Controlling the cost of COVID ventilation


Increased ventilation is recommended as an aid to reducing the risk of Covid-19 transmission in indoor environments, but there’s a trade-off: more ventilation potentially means more heat loss and higher energy bills. What can energy managers do to achieve a balance? Julian Grant of Chauvin Arnoux has some helpful suggestions.

Numerous scientific studies have shown that one of the major methods of transmission for viruses, such as the Covid-19 corona virus at the root of the current pandemic, is via aerosols. In this instance, however, the word ‘aerosol’ does not refer to spray cans with pressurised contents; it has its specialised scientific meaning of fine particles or droplets in the air. In fact, aerosols are usually considered to be made up of particles that are 1 micrometre or less in diameter, and particles of this size are entirely invisible to the naked eye.

We all expel these tiny particles when we breathe, speak and, of course, when we sneeze or cough. What makes them particularly effective in the transmission of disease is that, unlike larger particles, they don’t sink quickly to the ground; they float in the air for a considerable time, and for distances of up to around five metres. The two-metre social distancing rule therefore helps to reduce the risks associated with infection via aerosols, but it is not completely effective.

This is a particular problem indoors as, in the outside environment, there is usually enough wind to quickly disperse aerosols. Indoors, the amount of air movement is often minimal and also people tend to be closer together than in outdoor environments. For these reasons, many authorities are recommending or even requiring that levels of ventilation are increased, particularly in public buildings like schools, colleges and medical facilities.

This is all very well but there is also a requirement to keep the occupants of those buildings comfortable, not least by ensuring that reasonable temperatures are maintained. And, on a cold day, heating a room that has all of the doors and windows open can be somewhat costly! Which raises the question of how much ventilation is enough to minimise the risk of Covid-19 transmission without leading to unaffordable energy bills?

This is not a question that can be answered simply by considering, for example, the design of the building or the layout of the room. Nor is it easy to measure the concentration of aerosols in a room, which would otherwise make it possible to estimate the effectiveness of the ventilation. Fortunately, however, there is an indirect approach which is both straightforward and affordable.

Studies carried out by two scientists, Anna Hartmann and Martin Krieger, working in the Hermann Rietschel Institute at the Technical University of Berlin, have shown that CO2 concentration is a good indicator of the effectiveness of ventilation. They note that “with high rates of air exchange, both low CO2 concentrations and low aerosol concentrations can be achieved. The lower the aerosol concentration, the lower the dose of aerosols that a person in the room inhales and, therefore, the lower the risk of infection.” This implies that measuring the CO2 concentration in the room gives a useful, albeit indirect, indication of the aerosol concentration.

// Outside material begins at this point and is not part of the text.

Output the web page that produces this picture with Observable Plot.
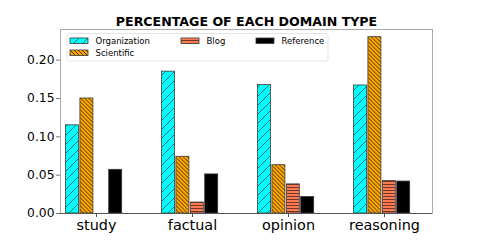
<!DOCTYPE html>
<html><head><meta charset="utf-8">
<script src="https://cdn.jsdelivr.net/npm/d3@7"></script>
<script src="https://cdn.jsdelivr.net/npm/@observablehq/plot@0.6"></script>
<style>
body{margin:0;background:#fff;}
#wrap{width:480px;height:240px;}
svg{font-family:"DejaVu Sans",sans-serif;}
</style></head><body><div id="wrap"></div>
<script>
const title = "PERCENTAGE OF EACH DOMAIN TYPE";
const categories = ["study", "factual", "opinion", "reasoning"];
const seriesNames = ["Organization", "Scientific", "Blog", "Reference"];
const organization = [0.115, 0.185, 0.1675, 0.167];
const scientific = [0.150, 0.074, 0.063, 0.230];
const blog = [0.000, 0.0143, 0.038, 0.0425];
const reference = [0.057, 0.051, 0.0216, 0.0417];
const yTicks = [0, 0.05, 0.10, 0.15, 0.20];

const seriesValues = [organization, scientific, blog, reference];
const fills = ["url(#pat-org)", "url(#pat-sci)", "url(#pat-blog)", "#000"];
const offsets = [-24, -9.6, 4.8, 19.2];

const barMarks = seriesValues.map((vals, k) =>
  Plot.barY(categories.map((c, i) => ({category: c, value: vals[i], series: seriesNames[k]})), {
    x: "category", y: "value", fill: fills[k], stroke: "#3a3a3a", strokeWidth: 0.8,
    insetLeft: 41.5, insetRight: 41.5, dx: offsets[k]
  })
);

const chart = Plot.plot({
  width: 480, height: 240,
  marginLeft: 60, marginRight: 48, marginTop: 29, marginBottom: 27,
  style: {fontFamily: "DejaVu Sans", background: "#fff", color: "#000"},
  x: {domain: categories, range: [48, 432], padding: 0},
  y: {domain: [0, 0.24]},
  marks: [
    ...barMarks,
    Plot.frame({stroke: "#aaa", strokeWidth: 1}),
    Plot.ruleY([0], {stroke: "#555", strokeWidth: 1.2}),
    Plot.axisY({ticks: yTicks, tickFormat: d3.format(".2f"), tickSize: 4, tickPadding: 2, fontSize: 12.3, label: null, stroke: "#777"}),
    Plot.axisX({tickSize: 4, tickPadding: 2, fontSize: 14.4, label: null, stroke: "#555"}),
    Plot.text([title], {frameAnchor: "top", lineAnchor: "bottom", dy: -4, fontSize: 12.6, fontWeight: "bold", fill: "#000"})
  ]
});
document.getElementById("wrap").appendChild(chart);

const svg = d3.select(chart);
const defs = svg.insert("defs", ":first-child");
const po = defs.append("pattern").attr("id", "pat-org").attr("patternUnits", "userSpaceOnUse").attr("width", 9).attr("height", 9);
po.append("rect").attr("width", 9).attr("height", 9).attr("fill", "#00ffff");
po.append("path").attr("d", "M0,9 L9,0 M-2,2 L2,-2 M7,11 L11,7").attr("stroke", "#2b5e62").attr("stroke-width", 0.9);
const ps = defs.append("pattern").attr("id", "pat-sci").attr("patternUnits", "userSpaceOnUse").attr("width", 4).attr("height", 4);
ps.append("rect").attr("width", 4).attr("height", 4).attr("fill", "#ffa500");
ps.append("path").attr("d", "M0,0 L4,4 M-1,3 L1,5 M3,-1 L5,1").attr("stroke", "#3a2a10").attr("stroke-width", 0.9);
const pb = defs.append("pattern").attr("id", "pat-blog").attr("patternUnits", "userSpaceOnUse").attr("width", 3).attr("height", 3);
pb.append("rect").attr("width", 3).attr("height", 3).attr("fill", "#ff7a50");
pb.append("path").attr("d", "M0,1.5 H3").attr("stroke", "#4a2a20").attr("stroke-width", 0.8);

// legend
const lg = svg.append("g").attr("font-family", "DejaVu Sans").attr("font-size", 8.5).attr("text-anchor", "start");
lg.append("rect").attr("x", 67).attr("y", 33.5).attr("width", 261).attr("height", 27.5).attr("rx", 2)
  .attr("fill", "#fff").attr("fill-opacity", 0.8).attr("stroke", "#ddd").attr("stroke-width", 0.8);
const pos = [[70, 38], [70, 50], [181, 38], [256, 38]];
seriesNames.forEach((name, k) => {
  const [x, y] = pos[k];
  lg.append("rect").attr("x", x).attr("y", y).attr("width", 18).attr("height", 5.5)
    .attr("fill", fills[k]).attr("stroke", "#3a3a3a").attr("stroke-width", 0.8);
  lg.append("text").attr("x", x + 25.5).attr("y", y + 2.9).attr("dominant-baseline", "central")
    .attr("text-anchor", "start").attr("fill", "#000").text(name);
});
</script></body></html>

Devices for measuring CO2 concentration are readily available and the C.A.1510 indoor air quality monitor from Chauvin Arnoux is an excellent example. This can measure and record not only CO2 concentration, but also relative humidity and temperature, two other factors that have a critical bearing on comfort levels within a room. As well as providing instantaneous readings, this versatile device also has a data logging function. This makes it possible to examine measurements over a period of time to see, for example, if there was ever any point where acceptable CO2 concentrations were exceeded.

But what is an ‘acceptable’ CO2 concentration? In normal times, it is usually considered desirable not to exceed 1,000 parts-per-million (ppm) and it would seem reasonable to adopt this figure as a guide for the Covid-19 era. Higher concentrations suggest the need for additional ventilation, while lower concentrations are both welcome and desirable provided that they can be achieved, along with reasonable temperatures, without the exorbitant use of energy.

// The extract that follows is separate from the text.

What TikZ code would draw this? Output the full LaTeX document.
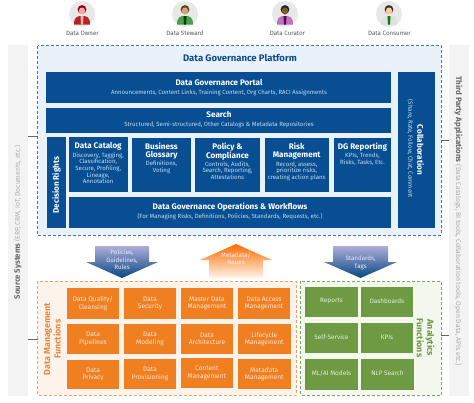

In cases where the measurements indicate that it is desirable to improve ventilation, the German research offers suggestions about how best this can be achieved. It finds that the very common method of simply opening windows and doors more or less at random is ineffective and likely to lead to energy wastage by unnecessarily cooling walls and furniture. In contrast, adopting a strategy of “cross ventilation” where windows on the opposite sides of a room are opened to create a cross draft not only aids faster air exchange, with consequent rapid reductions in CO2 and aerosol levels, but also minimises heat loss.

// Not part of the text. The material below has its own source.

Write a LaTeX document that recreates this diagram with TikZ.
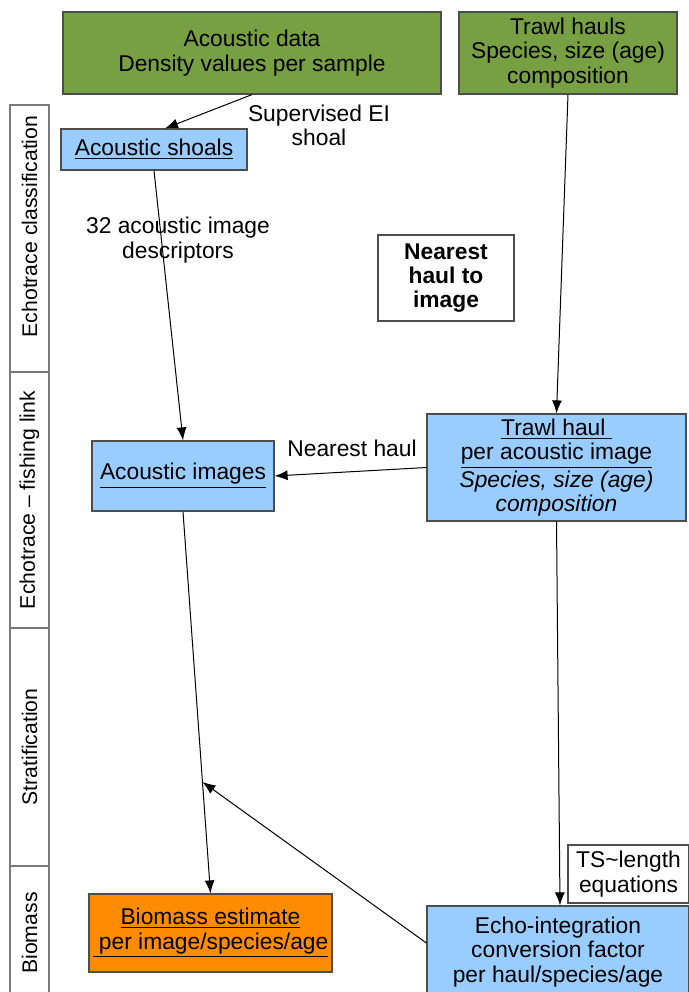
\documentclass[tikz,border=0pt]{standalone}
\usepackage{fontspec}
\setmainfont{Liberation Sans}
\usetikzlibrary{arrows.meta,calc}
\definecolor{grn}{HTML}{77A043}
\definecolor{lblue}{HTML}{99CCFF}
\definecolor{orng}{HTML}{FF8C00}
\definecolor{bordc}{HTML}{4D4D4D}
\definecolor{sidec}{HTML}{7A7A7A}
\begin{document}
\begin{tikzpicture}[x=0.5pt,y=-0.5pt,
  box/.style={draw=bordc, line width=0.6pt, align=center, inner sep=0pt,
    font=\fontsize{11.4}{12.1}\selectfont},
  sidebox/.style={draw=sidec, line width=0.6pt, rotate=90, inner sep=0pt,
    minimum height=19.5pt, font=\fontsize{10.6}{12}\selectfont},
  lbl/.style={align=center, inner sep=0pt, font=\fontsize{11.4}{12.1}\selectfont},
  conn/.style={draw=black, line width=0.5pt, -{Latex[length=6.5pt,width=5pt]}}]
\useasboundingbox (0,0) rectangle (689,992);
\clip (0,0) rectangle (689,992);

% side labels
\node[sidebox, minimum width=133.5pt] (s1) at (29.5,238.5) {\hspace{12pt}Echotrace classification};
\node[sidebox, minimum width=128pt] (s2) at (29.5,500) {Echotrace -- fishing link};
\node[sidebox, minimum width=119pt] (s3) at (29.5,747) {Stratification};
\node[sidebox, minimum width=67pt] (s4) at (29.5,933) {Biomass};

% boxes
\node[box, fill=grn, minimum width=189pt, minimum height=41pt] (g1) at (252,53)
  {Acoustic data\\Density values per sample};
\node[box, fill=grn, minimum width=109pt, minimum height=41pt] (g2) at (568,53)
  {Trawl hauls\\Species, size (age)\\composition};
\node[box, fill=lblue, minimum width=93pt, minimum height=20.5pt] (shoals) at (154,149.5)
  {\underline{Acoustic shoals}};
\node[box, fill=white, minimum width=68pt, minimum height=43pt] (near) at (446,278)
  {\bfseries Nearest\\\bfseries haul to\\\bfseries image};
\node[box, fill=lblue, minimum width=91pt, minimum height=35pt] (ai) at (183,476)
  {\underline{Acoustic images}};
\node[box, fill=lblue, minimum width=129.5pt, minimum height=53.5pt] (th) at (556.5,467.5)
  {\underline{Trawl haul\ }\\\underline{per acoustic image}\\\itshape Species, size (age)\\\itshape composition};
\node[box, fill=orng, minimum width=121.5pt, minimum height=39pt] (bm) at (210.5,933)
  {\underline{Biomass estimate}\\\underline{\ per image/species/age}};
\node[box, fill=lblue, minimum width=131pt, minimum height=46pt] (ei) at (558,952)
  {Echo-integration\\conversion factor\\per haul/species/age};
\node[box, fill=white, minimum width=60.5pt, minimum height=29pt] (ts) at (628.5,874)
  {TS\textasciitilde length\\equations};

% free labels
\node[lbl] (l1) at (319,125) {Supervised EI\\shoal};
\node[lbl] (l2) at (178,240) {32 acoustic image\\descriptors};
\node[lbl] (l3) at (352,448) {Nearest haul};

% connectors
\draw[conn] (g1.south) -- ([xshift=5.5pt]shoals.north);
\draw[conn] (g2.south) -- (th.north);
\draw[conn] (shoals.south) -- (ai.north);
\draw[conn] (th.west) -- (ai.east);
\draw[conn] (ai.south) -- (bm.north);
\coordinate (mid) at ($(ai.south)!0.708!(bm.north)$);
\draw[conn] ([yshift=4.5pt]ei.west) -- (mid);
\draw[conn] (th.south) -- ([xshift=1pt]ei.north);
\end{tikzpicture}
\end{document}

No reputable organisation would want to compromise the health of those working in or using its premises simply to economise on its energy bills. However, in these challenging times it is arguably more important than ever to keep costs under control. Bearing this in mind, along with the certain fact that the first step to controlling something is to be able to measure it, investing in a Chauvin Arnoux air quality monitor may well provide you with benefits and savings that well beyond those that its original designers could ever have envisaged!